Alisher Ikramov
Secretary-General, National Commission of Uzbekistan for UNESCO

Artifacts and art works, often classified as material culture, have long been targets of collectors’ classifications, typologies, or taxonomies. In architectural and urban preservation, inventories play a major role as tools for the identification of monuments and sites of heritage value. The Convention for the Safeguarding of the Intangible Cultural Heritage (UNESCO 2003), however, requires a totally new approach to this matter. Safeguarding is a public policy that aims at protecting cultural elements in the context of the social experiences that create and nurture them.

Moreover, it is concerned not only with heritage value as attributed by preservation agencies but also—if not mainly—with those ascribed by local cultures and embedded in cultural dynamics. This is what seems to be at stake when safeguarding is conceived as “ensuring the viability” of intangible cultural heritage (ICH) as living and changeable social practices. Consequently, the following conceptual issues must be raised in relation to inventory-making in this field of cultural preservation.

Cultures provide the basic chart that gives meaning to peoples’ shared experiences. Social practices, knowledge, and forms of expression having patrimonial value or not are created, appropriated, developed, or forgotten by populations in specific times and places. They pertain to ways of life and constitute the historical presents of real human beings; they are not fragments of past events, reminiscent of some golden age of cultural history. Hence, their significance is grounded on the social contexts in which they are formed and transformed.

These ideas lead to a central issue for inventory-making, namely, that the identification of cultural elements and their inclusion in heritage lists must consider the practices with which they are interconnected, as well as the resources (material and intellectual) needed for their production and reproduction, change in specific times and places.

Furthermore, social facts should not be represented in inventories as static flashes, but as realities in motion, in at least two senses of the word: in the sense that they imply duration in time and that they are changeable (not fixed) products of human agency. This implies that, as far as cultural processes are concerned, lists produced by surveys are necessarily dated yet are open-ended.

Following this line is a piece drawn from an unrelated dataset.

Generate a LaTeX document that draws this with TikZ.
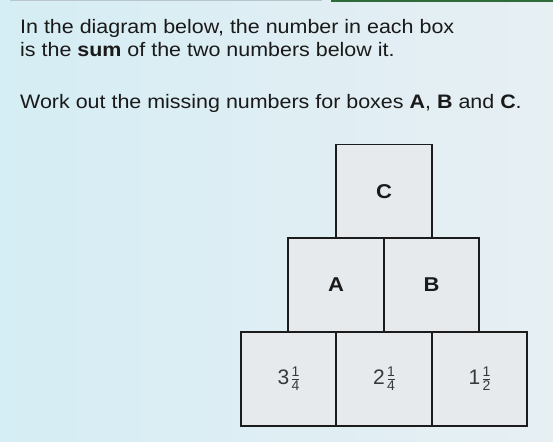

Inventories result from the segmentation of social reality in flux by classificatory systems of thought, which are intrinsically culturally biased. Indeed, societies do not necessarily build theories about their own cultural practices and do not sort out aspects of their social life in categories and types, such as religion, art, economy, public ceremonies as Western thought has done for centuries. Know-how or artistic skills are not usually dissociated from other forms of participation in cultural performances, just as prayers and spells are not set apart from the activities in which people engage in their rituals and in everyday life.

It is crucial for surveys to unveil the practical and symbolic links of ICH with the territory and natural environment as well as its social embedment and socio-psychological rooting— that is, its implications for self-esteem, personal identity and belonging. For these reasons, inventories should consider not only what is highlighted by legal and administrative parameters, but also what is empirically indicated by fieldwork.

According to the Convention, inventories should identify and document the cultural items that are recognized by specific social groups as their heritage and by the safeguarding authorities as suitable for protection within the limits of existing legislation. Consequently, its implementation requires tools and procedures that give adequate responses both to the demands implied by the conceptions underlying the Convention and to the historically accumulated experience, actual demands, constraints, and possibilities that are proper to the specific national and local contexts in which safeguarding is developed.

In brief, the construction of internationally agreed safeguarding practices—and particularly inventories—demands the development of research and management strategies and methods that (i) raise questions based on these general parameters and (ii) effectively illuminate issues and give answers to priorities that are put forth by the protagonists of heritage creation: the so-called cultural communities.

It also leads to the understanding that inventories must be reasonably dense in terms of ethnographic and historic interpretation because they are tools of strategic importance in mediating the cultural and political gap existing among the local, national, and international levels. Consequently, they should be supported by in-depth ethnographies.

The segmentation of cultures and heritage management are complex intellectual operations that require specialized training. The subject is as polemical among anthropologists as it is strategically relevant both for designing the policies required by the ICH Convention and for evaluating their consequences for local lives.

To achieve this purpose, inventories should respond to the cultural and political issues and demands raised locally “with the widest possible participation of local communities, groups and individuals,” as phrased by the Convention. Consequently, methodological issues should not be dealt with only in theoretical terms. Of course, questions of social theory and epistemology must be thought of in their own right but matters of the politics of representation and decision-making must be faced and resolved politically in the concrete arenas where they are raised. This is the crucial aspect of inventory making, an approach that provides a safe basis for identifying the patrimonial value of ICH elements as well as for designing realistic and socially sustainable action plans.